How to measure radioactive substances


here are many different radioactive substances, such as iodine, cesium, and plutonium, leaking out of the Fukushima Daiichi nuclear power plant. How are they measured, and how can they be distinguished
from one another? (30s Kanagawa)


There are essentially three kinds of radiations that scientists are concerned about when measuring the radioactive substances as the result of fission:
a.    alpha particles (helium nucleus),
b.    beta particles (electron), and
c.    gamma rays (electromagnetic radiation).
For instance, iodine-131 and cesium-137 each emit a beta particle and a gamma ray per nucleus when they decay. While strontium-90 emits only a beta particle, whereas plutonium emits only an alpha particle. From the type of radiations and their energies, scientists can deduce the type of the radioactive substances present in environments.

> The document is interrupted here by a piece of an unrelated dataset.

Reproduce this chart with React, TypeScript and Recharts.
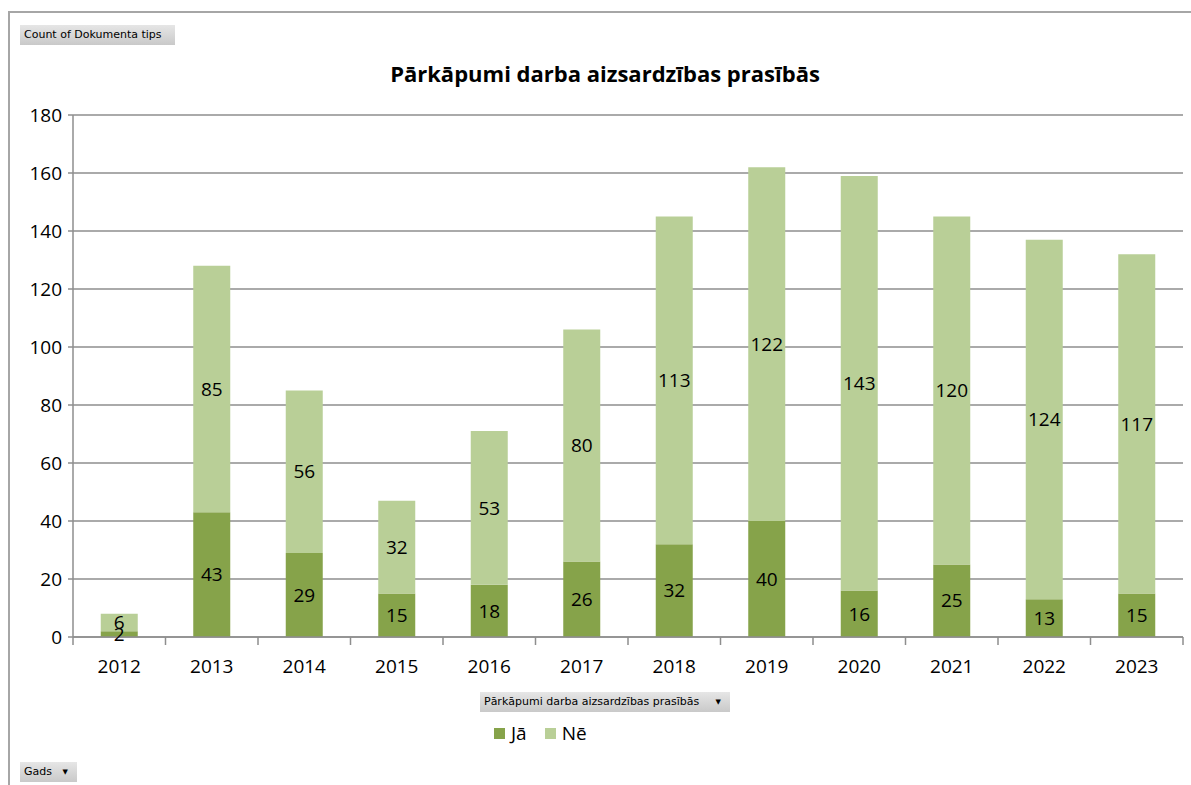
import { BarChart, Bar, XAxis, YAxis, CartesianGrid, LabelList } from "recharts";

const years = ["2012", "2013", "2014", "2015", "2016", "2017", "2018", "2019", "2020", "2021", "2022", "2023"];
const jaValues = [2, 43, 29, 15, 18, 26, 32, 40, 16, 25, 13, 15];
const neValues = [6, 85, 56, 32, 53, 80, 113, 122, 143, 120, 124, 117];
const yTicks = [0, 20, 40, 60, 80, 100, 120, 140, 160, 180];

const data = years.map((y, i) => ({ year: y, ja: jaValues[i], ne: neValues[i] }));

const DARK = "#86A34A";
const LIGHT = "#B9CF97";
const GRID = "#8E8E8E";
const FONT = "'Open Sans', 'Noto Sans', sans-serif";

const W = 1191;
const H = 785;
const PLOT_LEFT = 73;
const PLOT_RIGHT = 1183;
const STEP = (PLOT_RIGHT - PLOT_LEFT) / years.length;

function YearTick(props: any) {
  const { x, y, payload, index } = props;
  const last = index === years.length - 1;
  return (
    <g>
      <line x1={x - STEP / 2} x2={x - STEP / 2} y1={y} y2={y + 8} stroke={GRID} strokeWidth={1.5} />
      {last && <line x1={x + STEP / 2} x2={x + STEP / 2} y1={y} y2={y + 8} stroke={GRID} strokeWidth={1.5} />}
      <text x={x} y={y + 36} textAnchor="middle" fontSize={19} fontFamily={FONT} fill="#000">
        {payload.value}
      </text>
    </g>
  );
}

const btn: React.CSSProperties = {
  position: "absolute",
  height: 20,
  background: "linear-gradient(#e6e6e6, #c9c9c9)",
  fontFamily: "'DejaVu Sans', sans-serif",
  fontSize: 11,
  color: "#000",
  lineHeight: "20px",
  boxSizing: "border-box",
  paddingLeft: 4,
  whiteSpace: "nowrap",
};

const arrow: React.CSSProperties = { position: "absolute", right: 9, fontSize: 7 };

export default function App() {
  return (
    <div style={{ position: "absolute", left: 0, top: 0, width: W, height: H, background: "#fff", overflow: "hidden" }}>
      <div style={{ position: "absolute", left: 8, top: 11, width: W, height: H, borderLeft: "2px solid #a6a6a6", borderTop: "2px solid #a6a6a6" }} />
      <div style={{ ...btn, left: 20, top: 25, width: 155 }}>Count of Dokumenta tips</div>
      <div style={{ position: "absolute", left: 0, width: 1210, top: 58, textAlign: "center", fontFamily: FONT, fontWeight: 700, fontSize: 22, color: "#000" }}>
        Pārkāpumi darba aizsardzības prasībās
      </div>
      <div style={{ position: "absolute", left: 0, top: 0 }}>
        <BarChart width={W} height={H} data={data} margin={{ top: 115, right: W - PLOT_RIGHT, bottom: 118, left: 13 }} barCategoryGap="30%">
          <CartesianGrid vertical={false} stroke={GRID} strokeWidth={1.5} />
          <XAxis dataKey="year" tickLine={false} tickSize={0} tickMargin={0} height={30} stroke={GRID} strokeWidth={1.5} tick={<YearTick />} interval={0} />
          <YAxis
            domain={[0, 180]}
            ticks={yTicks}
            width={60}
            stroke={GRID}
            strokeWidth={1.5}
            tickSize={5}
            tickMargin={6}
            tick={{ fontSize: 19, fontFamily: FONT, fill: "#000" }}
            interval={0}
          />
          <Bar dataKey="ja" stackId="s" fill={DARK} isAnimationActive={false}>
            <LabelList dataKey="ja" position="center" fontSize={19} fontFamily={FONT} fill="#000" />
          </Bar>
          <Bar dataKey="ne" stackId="s" fill={LIGHT} isAnimationActive={false}>
            <LabelList dataKey="ne" position="center" fontSize={19} fontFamily={FONT} fill="#000" />
          </Bar>
        </BarChart>
      </div>
      <div style={{ ...btn, left: 480, top: 692, width: 250 }}>
        Pārkāpumi darba aizsardzības prasībās
        <span style={arrow}>▼</span>
      </div>
      <div style={{ position: "absolute", left: 494, top: 720, display: "flex", alignItems: "center", fontFamily: FONT, fontSize: 19, color: "#000" }}>
        <span style={{ width: 11, height: 11, background: DARK, marginRight: 6 }} />
        <span style={{ marginRight: 18 }}>Jā</span>
        <span style={{ width: 11, height: 11, background: LIGHT, marginRight: 6 }} />
        <span>Nē</span>
      </div>
      <div style={{ ...btn, left: 20, top: 762, width: 57 }}>
        Gads
        <span style={arrow}>▼</span>
      </div>
    </div>
  );
}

Scientists use a variety of radiation counters depending on the type of radioactive substances they want to measure. A radiation counter is a detector instrument that counts the number of radiations that enter the detector. We must be careful here that the counter cannot directly measure the number of radioactive substances: it only counts the radiations emitted by radioactive substances when they decay into more stable substances.

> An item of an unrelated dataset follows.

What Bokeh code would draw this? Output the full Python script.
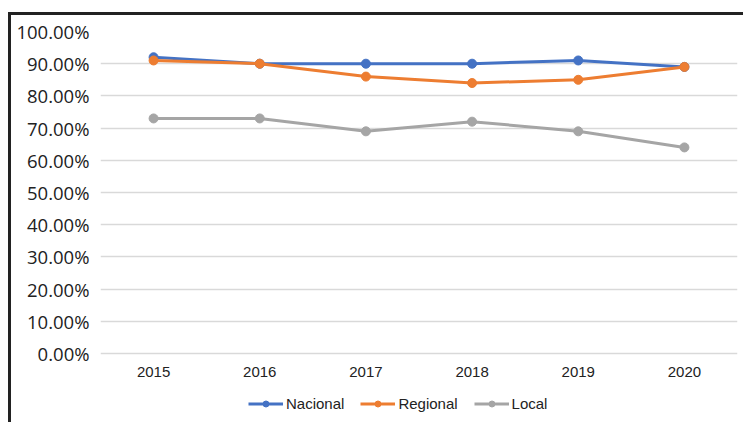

The most common technique to distinguish radioactive substances is by analyzing the energy spectrum of gamma rays, since many of the substances emit gamma rays when they decay. Let us look at an actual data taken by the National Institute of Advanced Industrial Science and Technology (AIST) in Tsukuba. The AIST scientists used what is called a gamma ray spectrometer to measure radioactivity in dusts accumulated on their premises in Tsukuba after the Fukushima Daiichi accident. Below is the energy graph they produced.
A gamma ray energy spectrum produced by the National Institute of Advanced Industrial Science and Technology (AIST) in Tsukuba

The horizontal axis is the radiation energy measured in kilo-electronvolt (keV), and the vertical axis is the radiation count measured per 1,000 seconds. The red curve shows the data from a sample taken on March 15, and the green curve shows that from a sample taken on March 18. The blue curve is the measurement without any sample, showing the background noise. For example, cesium-137 (Cs-137) is known to emit gamma rays with the energy of 662 kilo-electronvolt (keV). By counting how many of the gamma rays in the environment are at this energy, scientists can compute cesium-137’s contribution to the radioactivity.

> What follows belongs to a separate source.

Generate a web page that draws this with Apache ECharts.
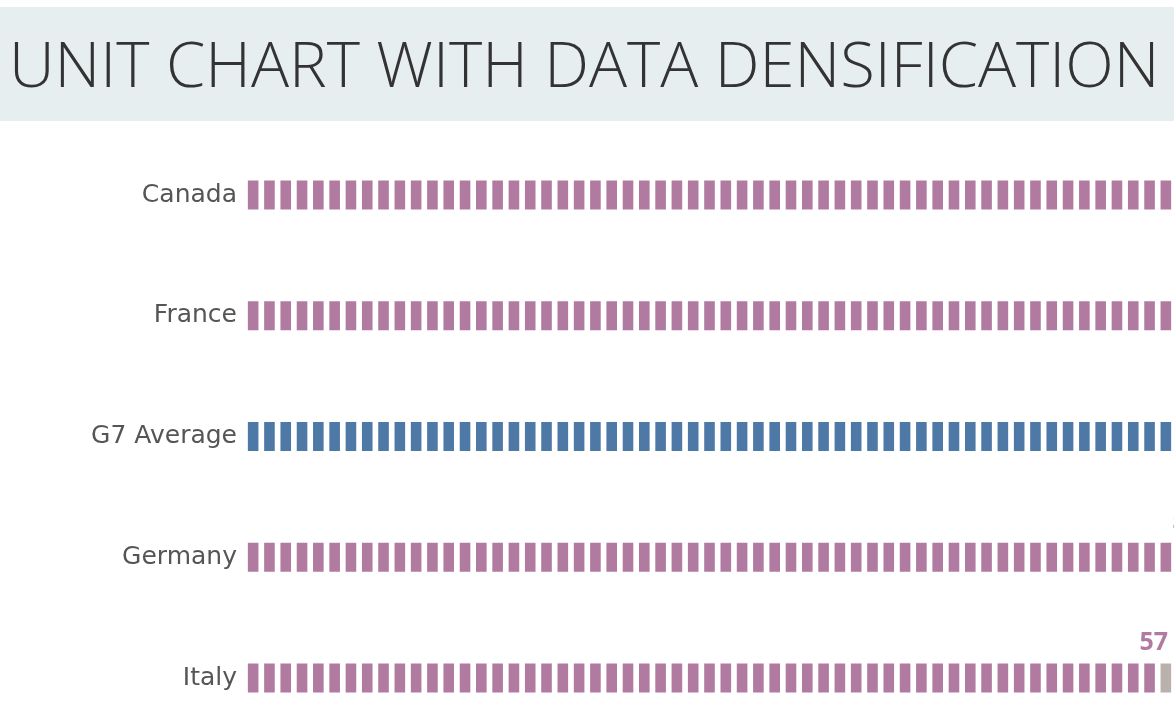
<!DOCTYPE html>
<html>
<head>
<meta charset="utf-8">
<script src="https://cdn.jsdelivr.net/npm/echarts@6/dist/echarts.min.js"></script>
<style>
html,body{margin:0;padding:0;background:#fff;}
#chart{width:1174px;height:725px;}
</style>
</head>
<body>
<div id="chart"></div>
<script>
// Data
var titleText = 'UNIT CHART WITH DATA DENSIFICATION';
var categories = ['Canada', 'France', 'G7 Average', 'Germany', 'Italy'];
var unitCounts = [64, 63, 62, 59, 57];
var rowColors = ['#b07aa1', '#b07aa1', '#4e79a7', '#b07aa1', '#b07aa1'];
var lastUnitColor = '#bab0ac';

var chart = echarts.init(document.getElementById('chart'), null, {renderer: 'canvas'});

var points = [];
categories.forEach(function (cat, r) {
  var n = unitCounts[r];
  for (var i = 0; i < n; i++) {
    var isLast = (i === n - 1);
    var p = {
      value: [i + 0.5, cat],
      itemStyle: {color: (isLast && r !== 2) ? lastUnitColor : rowColors[r], opacity: 1}
    };
    if (isLast) {
      p.label = {
        show: true,
        formatter: String(n),
        position: 'inside',
        offset: [-12, -35],
        color: rowColors[r],
        fontFamily: 'Open Sans',
        fontWeight: 'bold',
        fontSize: 25
      };
    }
    points.push(p);
  }
});

var option = {
  backgroundColor: '#ffffff',
  animation: false,
  graphic: [
    {type: 'rect', shape: {x: 0, y: 7, width: 1174, height: 114}, style: {fill: '#e7eef0'}, z: 0},
    {type: 'text', x: 9, y: 69, style: {text: titleText, fill: '#333333', font: '300 63.4px "Open Sans"', textVerticalAlign: 'middle'}, z: 1}
  ],
  grid: {left: 245, right: 0, top: 195, bottom: 47, containLabel: false},
  xAxis: {
    type: 'value', min: 0, max: 57, show: false
  },
  yAxis: {
    type: 'category', data: categories, inverse: true, boundaryGap: false,
    axisLine: {show: false}, axisTick: {show: false}, splitLine: {show: false},
    axisLabel: {color: '#555555', fontFamily: 'DejaVu Sans', fontSize: 25, margin: 8, padding: [5, 0, 0, 0]}
  },
  series: [{
    type: 'scatter',
    symbol: 'rect',
    symbolSize: [10.6, 29],
    itemStyle: {opacity: 1},
    data: points,
    clip: false
  }]
};
chart.setOption(option);
</script>
</body>
</html>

So the radioactive substances that emit gamma rays are relatively simple to measure, but there are radioactive substances require many complicated steps of analysis. For example, strontium-90 emits only beta particles whose energy is in the range where it is easily buried in the background spectrum, and requires more sophisticated equipment to eliminate the background noise. Plutonium emits alpha particles, for which scientists use a type of survey meter for a quick count, but the instrument cannot tell the alpha particles of plutonium origin from those of radon origin. The accurate measurement of plutonium densities requires more rigorous measurement and analysis, which can take as long as a week to get the final result!

Thus, the difficulty with which scientists measure the radioactivity of a substance depends on the type of the radioactive substances, and it does not necessarily mean that just because some are not detected by one type of counter, they don’t exist. Regardless of the difficulty, the radioactive substances we ought to watch out for, at this point, are long-lived ones that include strontium-90 and plutonium.

Science Communicator: Misato Hayashida